Download the FIREBALL dataset! FIREBALL is released for research purposes only under a CC-BY-4.0 license.
Within this repository, we provide scripts to extract, filter, and manipulate data sourced from the raw FIREBALL data files. Following data processing, we offer a collection of scripts aimed at modeling specific features to predict combat success (measured by the ratio of post-combat health points to pre-combat health points) or the probability of a total party kill (TPK).
extractor.ipynb : processes the raw FIREBALL data in JSON format, extracting the desired features and storing them as a new database in a CSV file.
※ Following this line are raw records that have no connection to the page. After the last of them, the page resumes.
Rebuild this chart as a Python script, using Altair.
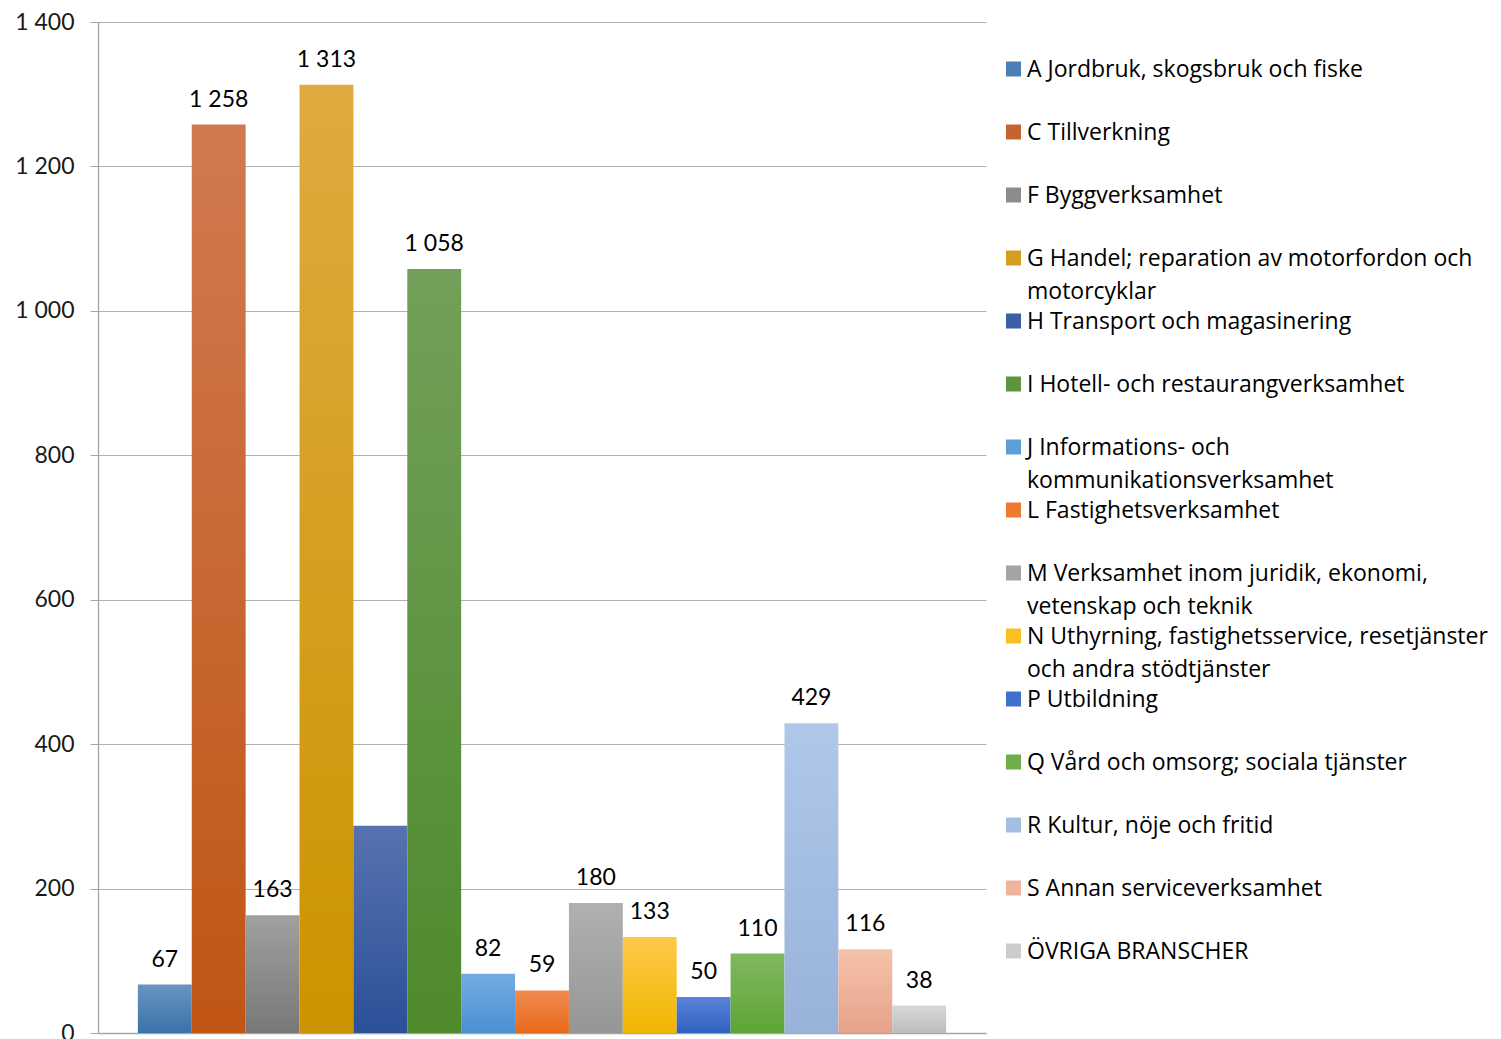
import altair as alt
import pandas as pd

categories = [
    "A Jordbruk, skogsbruk och fiske",
    "C Tillverkning",
    "F Byggverksamhet",
    "G Handel; reparation av motorfordon och motorcyklar",
    "H Transport och magasinering",
    "I Hotell- och restaurangverksamhet",
    "J Informations- och kommunikationsverksamhet",
    "L Fastighetsverksamhet",
    "M Verksamhet inom juridik, ekonomi, vetenskap och teknik",
    "N Uthyrning, fastighetsservice, resetjänster och andra stödtjänster",
    "P Utbildning",
    "Q Vård och omsorg; sociala tjänster",
    "R Kultur, nöje och fritid",
    "S Annan serviceverksamhet",
    "ÖVRIGA BRANSCHER",
]
values = [67, 1258, 163, 1313, 287, 1058, 82, 59, 180, 133, 50, 110, 429, 116, 38]
show_label = [True, True, True, True, False, True, True, True, True, True, True, True, True, True, True]
legend_text = [
    "A Jordbruk, skogsbruk och fiske",
    "C Tillverkning",
    "F Byggverksamhet",
    "G Handel; reparation av motorfordon och\nmotorcyklar",
    "H Transport och magasinering",
    "I Hotell- och restaurangverksamhet",
    "J Informations- och\nkommunikationsverksamhet",
    "L Fastighetsverksamhet",
    "M Verksamhet inom juridik, ekonomi,\nvetenskap och teknik",
    "N Uthyrning, fastighetsservice, resetjänster\noch andra stödtjänster",
    "P Utbildning",
    "Q Vård och omsorg; sociala tjänster",
    "R Kultur, nöje och fritid",
    "S Annan serviceverksamhet",
    "ÖVRIGA BRANSCHER",
]
y_ticks = [0, 200, 400, 600, 800, 1000, 1200, 1400]

# gradient colours (top, bottom) per category
grad_top = ["#6a94c2", "#d07a50", "#a0a0a0", "#e0aa40", "#5872b0", "#72a05a", "#74abe2",
            "#f08a50", "#b0b0b0", "#ffc84a", "#5a84d8", "#80b860", "#afc8ea", "#f6c2aa", "#d8d8d8"]
grad_bot = ["#3a72aa", "#c05515", "#787878", "#cc9400", "#2a5098", "#4e8a2c", "#4a90d2",
            "#e86a1a", "#969696", "#f0b800", "#2f62c0", "#5ea534", "#98b2da", "#e6a28a", "#bdbdbd"]
swatch = ["#4a7fb8", "#c66430", "#8c8c8c", "#d69e20", "#3b5ea4", "#5e9440", "#5d9ed8",
          "#ec7a30", "#a4a4a4", "#f8c020", "#4070cc", "#6eae48", "#a4bde2", "#eeb49c", "#cccccc"]

NUM_FONT = "Lato"
TXT_FONT = "Open Sans"

df = pd.DataFrame({
    "cat": categories,
    "value": values,
    "show": show_label,
    "legend": legend_text,
})

xscale = alt.Scale(domain=categories, paddingInner=0, paddingOuter=0.74)
yscale = alt.Scale(domain=[0, 1400])

base = alt.Chart(df)

bar_layers = []
for i, c in enumerate(categories):
    grad = {
        "gradient": "linear", "x1": 0, "x2": 0, "y1": 0, "y2": 1,
        "stops": [{"offset": 0, "color": grad_top[i]}, {"offset": 1, "color": grad_bot[i]}],
    }
    layer = base.transform_filter(alt.datum.cat == c).mark_bar(color=grad).encode(
        x=alt.X("cat:N", scale=xscale,
                axis=alt.Axis(labels=False, ticks=False, title=None, domainColor="#a6a6a6",
                              domainWidth=1.3)),
        y=alt.Y("value:Q", scale=yscale,
                axis=alt.Axis(values=y_ticks, title=None, grid=True, gridColor="#b0b0b0",
                              gridWidth=1, domainColor="#a6a6a6", domainWidth=1.3,
                              tickColor="#a6a6a6", tickSize=8, labelPadding=16,
                              labelFontSize=23, labelFont=NUM_FONT, labelColor="#1a1a1a",
                              labelExpr="replace(format(datum.value, ','), ',', ' ')")),
    )
    bar_layers.append(layer)

labels = base.transform_filter(alt.datum.show).transform_calculate(
    lbl="replace(format(datum.value, ','), ',', ' ')"
).mark_text(font=NUM_FONT, fontSize=23, color="#000000", baseline="alphabetic", dy=-18).encode(
    x=alt.X("cat:N", scale=xscale),
    y=alt.Y("value:Q", scale=yscale),
    text="lbl:N",
)

main = alt.layer(*bar_layers, labels).properties(width=888, height=1011)

lscale = alt.Scale(type="point", domain=categories, range=[47, 929], padding=0)
leg_sq = base.mark_square(size=225, opacity=1).encode(
    x=alt.value(7.5),
    y=alt.Y("cat:N", scale=lscale, axis=None),
    color=alt.Color("cat:N", scale=alt.Scale(domain=categories, range=swatch), legend=None),
)
leg_tx = base.mark_text(font=TXT_FONT, fontSize=23, color="#000000", align="left",
                        baseline="alphabetic", dy=8, lineBreak="\n", lineHeight=33).encode(
    x=alt.value(21),
    y=alt.Y("cat:N", scale=lscale, axis=None),
    text="legend:N",
)
legend = alt.layer(leg_sq, leg_tx).properties(width=470, height=1011)

chart = alt.hconcat(main, legend, spacing=20).properties(
    padding={"left": 6, "top": 3, "right": 0, "bottom": 0}
).configure_view(stroke=None).resolve_scale(color="independent", y="independent", x="independent")

chart.save("out.html", embed_options={"renderer": "svg", "actions": False})
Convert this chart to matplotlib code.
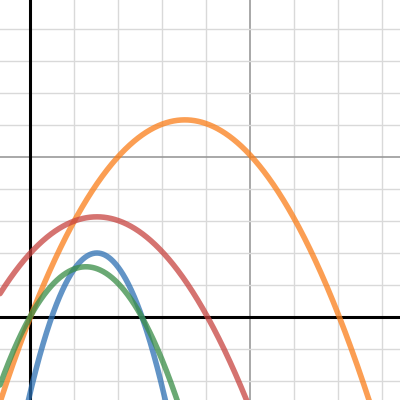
import matplotlib
matplotlib.use("Agg")
import matplotlib.pyplot as plt
import numpy as np

# parabolas y = -a * (x - h)^2 + k
names = ["orange", "red", "blue", "green"]
a_vals = [0.50, 0.495, 1.9, 0.97]
h_vals = [3.52, 1.52, 1.52, 1.27]
k_vals = [6.16, 3.13, 2.0, 1.57]
colors = ["#fa7e19", "#c74440", "#2d70b3", "#388c46"]

fig = plt.figure(figsize=(4, 4), dpi=100)
ax = fig.add_axes([0, 0, 1, 1])
xmin, xmax = -30 / 44, 370 / 44
ymin, ymax = -83 / 32, 317 / 32
ax.set_xlim(xmin, xmax)
ax.set_ylim(ymin, ymax)

# grid
for gx in range(-1, 10):
    if gx == 0:
        continue
    ax.axvline(gx, color="#999999" if gx % 5 == 0 else "#d9d9d9",
               lw=1.2 if gx % 5 == 0 else 1.0, zorder=0)
for gy in range(-3, 11):
    if gy == 0:
        continue
    ax.axhline(gy, color="#999999" if gy % 5 == 0 else "#d9d9d9",
               lw=1.2 if gy % 5 == 0 else 1.0, zorder=0)
ax.axvline(0, color="black", lw=2.2, zorder=1)
ax.axhline(0, color="black", lw=2.2, zorder=1)

x = np.linspace(xmin, xmax, 800)
for name, a, h, k, c in zip(names, a_vals, h_vals, k_vals, colors):
    ax.plot(x, -a * (x - h) ** 2 + k, color=c, lw=4, alpha=0.75,
            solid_capstyle="round", zorder=2)

ax.axis("off")
fig.savefig("out.png", dpi=100)
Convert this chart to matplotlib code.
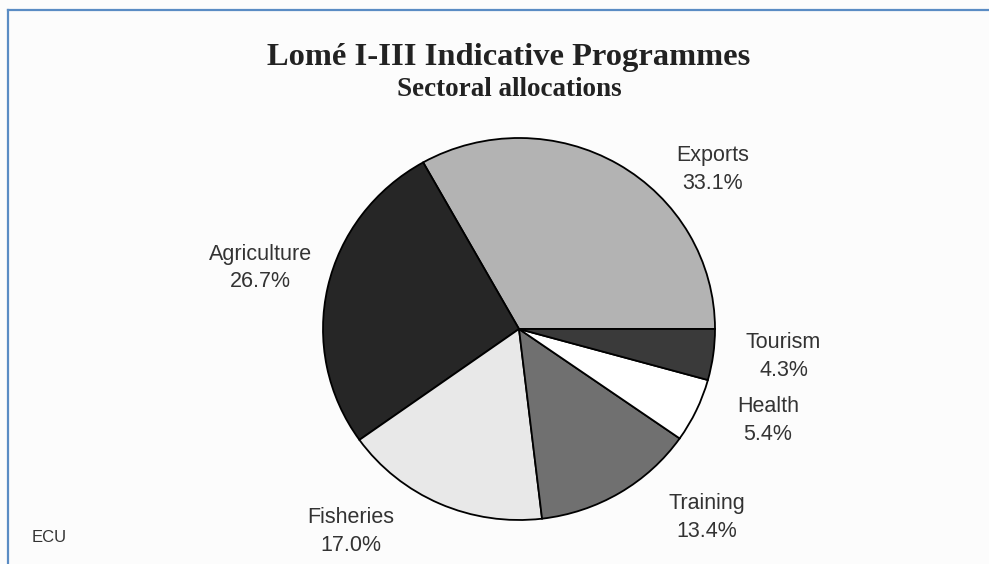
import matplotlib
matplotlib.use('Agg')
from matplotlib import pyplot as plt
from matplotlib.lines import Line2D

# sector shares of the Lomé I-III indicative programmes (%)
sectors = ['Exports', 'Agriculture', 'Fisheries', 'Training', 'Health', 'Tourism']
shares = [33.1, 26.7, 17.0, 13.4, 5.4, 4.3]
fills = ['#b3b3b3', '#262626', '#e8e8e8', '#707070', '#ffffff', '#3a3a3a']

# label anchor points around the pie (axes data units, radius = 1)
label_pos = {
    'Exports': (0.99, 0.836),
    'Agriculture': (-1.32, 0.32),
    'Fisheries': (-0.86, -1.06),
    'Training': (0.96, -0.986),
    'Health': (1.27, -0.48),
    'Tourism': (1.35, -0.144),
}

W, H = 989, 564
fig = plt.figure(figsize=(W / 100, H / 100), dpi=100)
fig.patch.set_facecolor('#fcfcfc')

# pie box in pixels: centre (519, 329), radii 196 x 191
cx, cy, rx, ry = 519, 329, 196, 191
ax = fig.add_axes([(cx - rx) / W, (H - cy - ry) / H, 2 * rx / W, 2 * ry / H])
ax.pie(shares, colors=fills, startangle=0, counterclock=True, radius=1,
       wedgeprops=dict(edgecolor='black', linewidth=1.3))
ax.set_aspect('auto')
ax.set_xlim(-1, 1)
ax.set_ylim(-1, 1)
ax.axis('off')

for name, val in zip(sectors, shares):
    x, y = label_pos[name]
    ax.text(x, y, f'{name}\n{val:.1f}%', ha='center', va='center',
            fontsize=15.5, family='Liberation Sans', color='#333333',
            linespacing=1.42, clip_on=False)

fig.text(0.5 * (267 + 750) / W, 1 - 57 / H, 'Lomé I-III Indicative Programmes',
         ha='center', va='center', fontsize=23.4, fontweight='bold',
         family='Liberation Serif', color='#222222')
fig.text(509 / W, 1 - 89 / H, 'Sectoral allocations',
         ha='center', va='center', fontsize=19.5, fontweight='bold',
         family='Liberation Serif', color='#222222')
fig.text(32 / W, 1 - 538 / H, 'ECU', ha='left', va='center',
         fontsize=12, family='Liberation Sans', color='#333333')

# blue frame along the top and left edge
blue = '#5a8cc4'
fig.add_artist(Line2D([8 / W, 1], [1 - 10 / H, 1 - 10 / H], color=blue, lw=1.6,
                      transform=fig.transFigure))
fig.add_artist(Line2D([8 / W, 8 / W], [0, 1 - 10 / H], color=blue, lw=1.6,
                      transform=fig.transFigure))

fig.savefig('out.png', dpi=100, facecolor=fig.get_facecolor())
Each saved instance starts with the associated combat_id
and for each combat_id
script looks for event_type
. Each event is one of the following :
- message
- alias_resolution
- snippet_resolution
- command
- button_press
- automation_run
- combat_state_update
We were particularly interested in command
and combat_state_update
events. The command
event contained information for players and monsters joining combat initiatives, which was a tool to count active participants in a given combat. The combat_state_update
events contained all active combatant information such as their character sheet statistics, as well as the human_readable
element, which contained a string with updated player and monster health point (HP) ratios. By checking the last instance of combat_state_update
we were able to extract the last recorded HP of each player post-combat.
↓
filtering.ipynb : processes the extracted CSV file, applying predefined filters and performing one-hot encoding for all player classes. Filtering is essential to eliminate evident outliers, "homebrew" game content (i.e. non-standard, custom rules that fall outside the intended game limitations), and instances where information was improperly recorded in the raw data.
The Filters removed instances of:
- non-standard player classes
- combat instances with no combat
- combats with no HP information
- extreme pre-combat HP (> 350)
- extreme post-combat HP (> 350)
- party sizes 10 and above
- parties with player levels above 20
- parties with either no HP or too high HP
- parties with ACs above 38
- parties with an ability score above 22
↓
scaling.ipynb : script processes the extracted and filtered CSV file, applying scaling to the monster level and spell slots. Scaling for these factors accounts for non-linear power increases in monster level and spell slot level, as outlined in the Dungeon Master's Guide.
Monster-level scaling utilizes encounter multipliers as outlined in the Dungeon Master's Guide on page 82.
Spell-slot scaling utilizes spell point values provided in the Dungeon Master's Guide on page 289.
Once the scaling is implemented, the script generates new columns for the weighted_monster_level
and the weighted_spell_slots
, appending them to the database. This results in the final version of the CSV file prepared for analysis.
CR_ClassicalModels_levelranges.ipynb : script is designed to test the Challenge Rating system using the processed data. The notebook contains:
- EDA regarding the
party_total_level
,weighted_monster_level
,party_size
,monster_number
- Classical Modeling including 'Linear Regression', 'Random Forest Regressor', 'Gradient Boosting Regressor', and 'XGBoost Regressor'.
- Splitting the data into level ranges to investigate different types of correlations at certain stages of gameplay.
DnD Classical Models.ipynb : utilizes measures, metrics, and correlation to investigate and validate features before modeling.
- PyCarat was used for directional guidance for what models to build
- The Final Classical Models Used:
- XgBoost
- AdaBoost
- GradientBoost
- Random Forest
- LightGBM
- PLS
- OLS
- MSE, RMSE, and R2 were used for the scoring for the model
dimensionality_reduction.ipynb : script reduces the features to attempt to improve model fitting. It primarily employs PCA and PLS.
NeuralNetwork.ipynb : script reads the filtered and scaled data and trains two deep neural networks with different architectures. Both the models are trained with validation early-stopping and dropout. Each of these are then followed by SHAP analysis to obtain the feature importance. The OnePathNN model trains with 40 input features while the TwoPathNN model separates the player-related features and monster-related features as shown in the schematics.
TPK_classification.ipynb : script tests two binary classification methods to determine the probability of total party kill (TPK). The data contains fewer cases of TPK, therefore the no-TPK cases were randomly undersampled. Logistic Regression (LR) and Decission Tree classifiers (DT) were tested. When looking at the ROC curve the LR model performed better than DT. The classifier can be improved with more data that includes TPKs.